Libya is deeply polarized, with a renegade general having launched an armed campaign against Islamists, who dominate the elected parliament and who on Sunday approved a new prime minister days after thousands held demonstrations demanding the assembly halt sessions. The demonstrators also accused it of financing Islamist militias.

A security official said the 50-year-old Moftah Abu Zeid, chief editor of the Brnieq newspaper, was attacked while driving down a main street in the eastern city of Benghazi, cradle of the 2011 revolt that toppled and killed longtime ruler Moammar Gadhafi. Over the last three years the city has seen near-daily attacks targeting security forces, activists, judges and moderate clerics.

The official, speaking on condition of anonymity because he was not authorized to talk to reporters, said the assailants fled the scene.

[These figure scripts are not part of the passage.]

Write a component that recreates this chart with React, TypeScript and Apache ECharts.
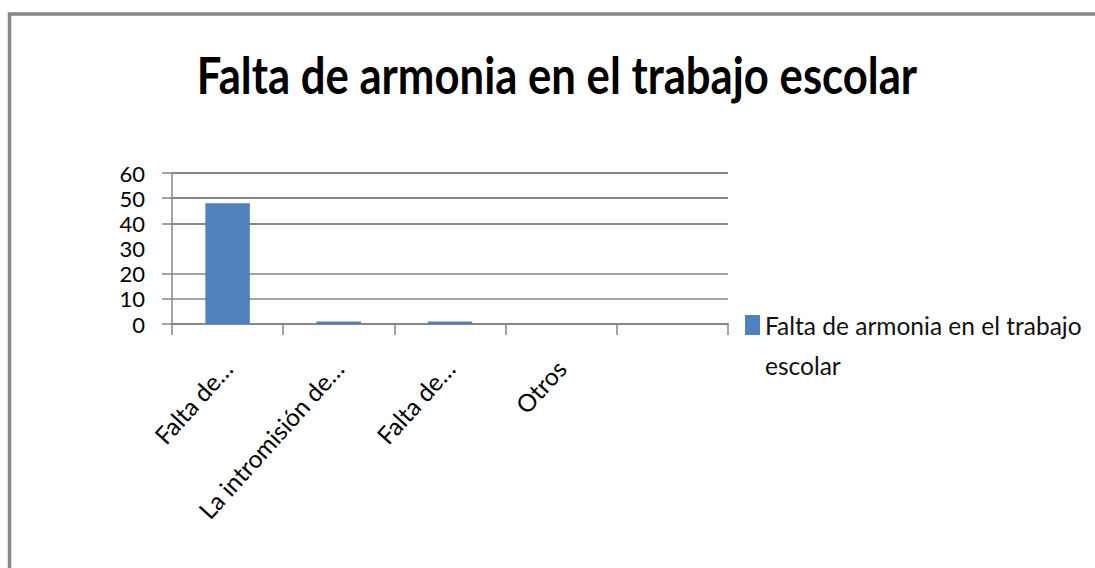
import React, { useEffect, useRef } from "react";
import * as echarts from "echarts";

const titleText = "Falta de armonia en el trabajo escolar";
const seriesName = "Falta de armonia en el trabajo escolar";
const categories = ["Falta de…", "La intromisión de…", "Falta de…", "Otros", ""];
const values: (number | null)[] = [48, 1, 1, 0, null];
const yTicks = [0, 10, 20, 30, 40, 50, 60];
const gridValues = [0, 10, 20, 40, 50, 60];

const FONT = "Lato, 'Open Sans', sans-serif";
const GRAY = "#868686";

export default function App() {
  const ref = useRef<HTMLDivElement>(null);
  useEffect(() => {
    if (!ref.current) return;
    const chart = echarts.init(ref.current, undefined, { renderer: "svg" });
    chart.setOption({
      animation: false,
      backgroundColor: "#ffffff",
      graphic: [
        {
          type: "rect",
          shape: { x: 9.5, y: 14, width: 1300, height: 800 },
          style: { fill: "none", stroke: "#878787", lineWidth: 3.5 },
          silent: true,
        },
        {
          type: "text",
          x: 557,
          y: 74,
          scaleX: 0.84,
          style: {
            text: titleText,
            font: `bold 52px ${FONT}`,
            fill: "#000000",
            align: "center",
            verticalAlign: "middle",
          },
        },
      ],
      legend: {
        left: 745,
        top: 265,
        padding: 0,
        icon: "rect",
        itemWidth: 15,
        itemHeight: 20,
        data: [seriesName],
        formatter: () => "\nFalta de armonia en el trabajo\nescolar",
        textStyle: { fontFamily: FONT, fontSize: 24.5, color: "#111111", lineHeight: 40 },
      },
      grid: { left: 172, right: 367, top: 173, bottom: 244, containLabel: false },
      xAxis: {
        type: "category",
        data: categories,
        axisLine: { show: true, lineStyle: { color: GRAY, width: 2 } },
        axisTick: { show: true, length: 11, lineStyle: { color: GRAY, width: 1.5 } },
        axisLabel: {
          interval: 0,
          rotate: 48,
          margin: 40,
          fontFamily: FONT,
          fontSize: 24.5,
          color: "#000000",
        },
        splitLine: { show: false },
      },
      yAxis: {
        type: "value",
        min: 0,
        max: 60,
        interval: 10,
        axisLine: { show: true, lineStyle: { color: GRAY, width: 1.5 } },
        axisTick: { show: true, length: 10, customValues: gridValues, lineStyle: { color: GRAY, width: 1.5 } },
        axisLabel: {
          customValues: yTicks,
          margin: 27,
          fontFamily: FONT,
          fontSize: 22,
          color: "#000000",
        },
        splitLine: { show: false },
      },
      series: [
        {
          name: seriesName,
          type: "bar",
          data: values,
          barWidth: "40%",
          z: 2,
          itemStyle: { color: "#4F81BD" },
          markLine: {
            z: 1,
            silent: true,
            symbol: "none",
            label: { show: false },
            data: gridValues
              .filter((v) => v !== 0)
              .map((v) => ({
                yAxis: v,
                lineStyle: { color: GRAY, type: "solid", width: v >= 40 ? 2 : 1.5 },
              })),
          },
        },
      ],
    });
    return () => chart.dispose();
  }, []);
  return (
    <div
      ref={ref}
      style={{ position: "fixed", left: 0, top: 0, width: 1095, height: 568 }}
    />
  );
}
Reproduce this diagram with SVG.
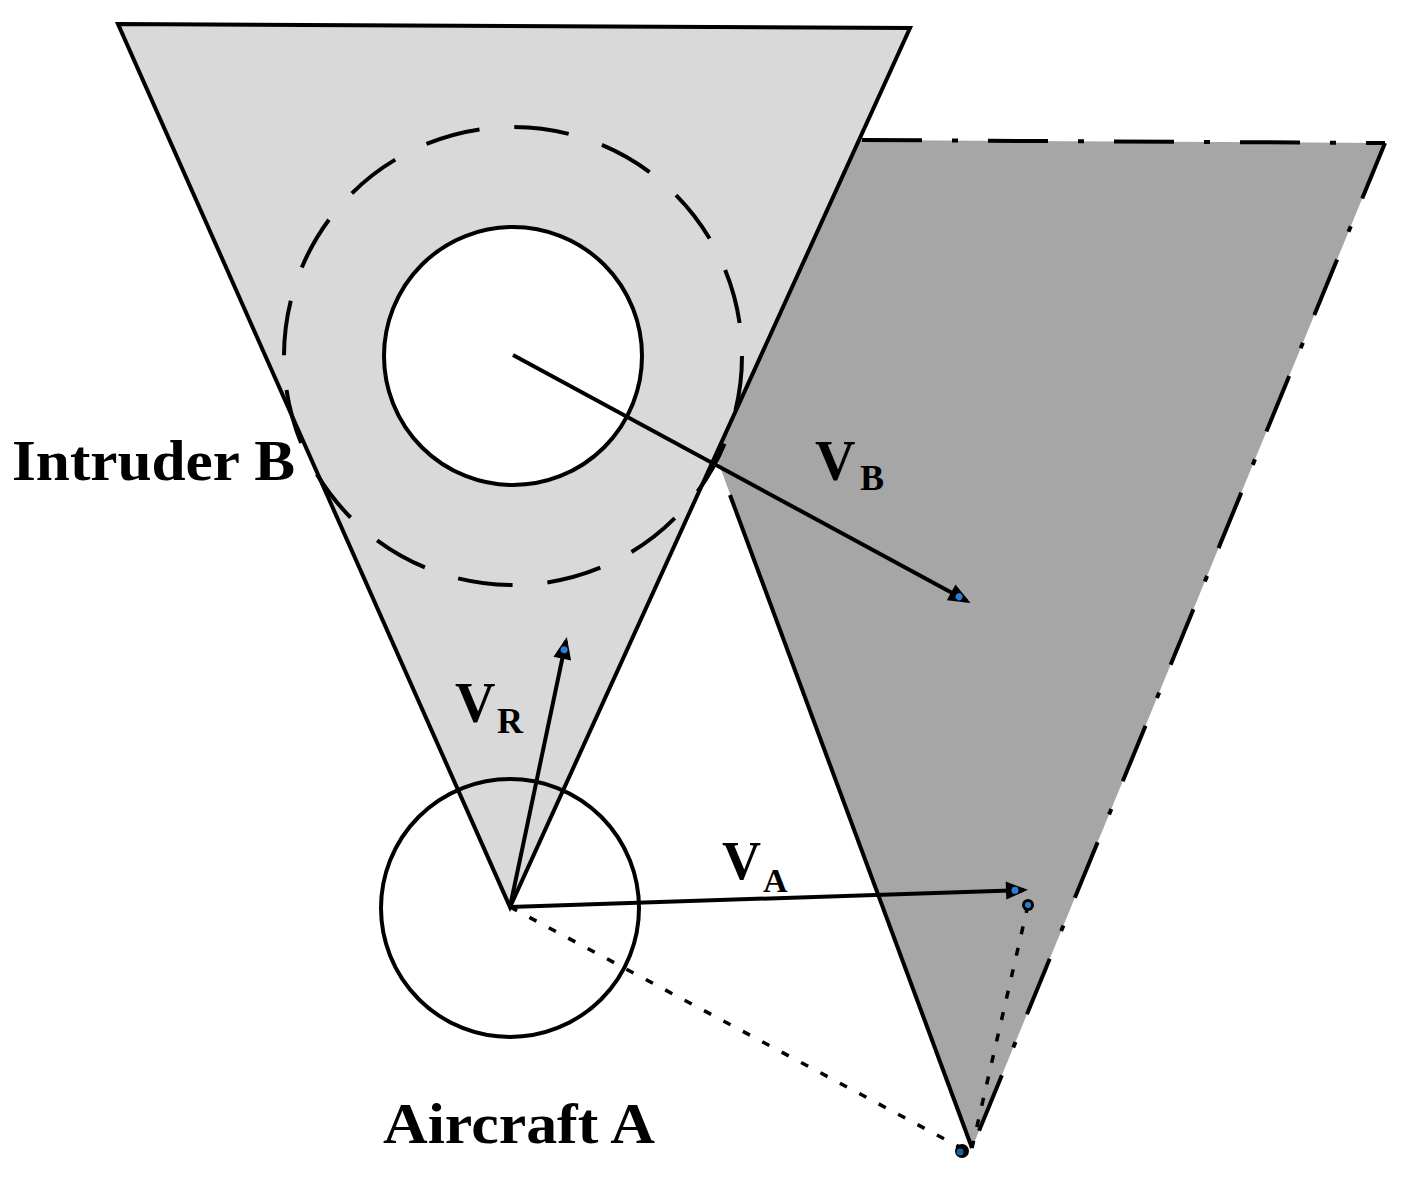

The paper posted pictures of the slain journalist's body on its Facebook page and an image of his silver car, with the driver's side window shattered. The daily al-Wasat quoted a medical official as saying that Abu Zeid was shot three times in the head and abdomen.

In an interview with the Libya al-Ahrar TV network broadcast late Sunday, Abu Zeid said that he had met with Gen. Khalifa Hifter, who is leading an offensive against Islamic militants in the city, and warned of a civil war if the parliament remained in place. Another paper, London-based al-Quds al-Arabi, had quoted him three days ago as saying that he received a warning to leave the country in 24 hours.

His newspaper last week carried a front-page picture of Hifter, and the editor, who was also a human rights activist, later said militiamen halted a shipment of the last issue on its way from Benghazi to the capital Tripoli.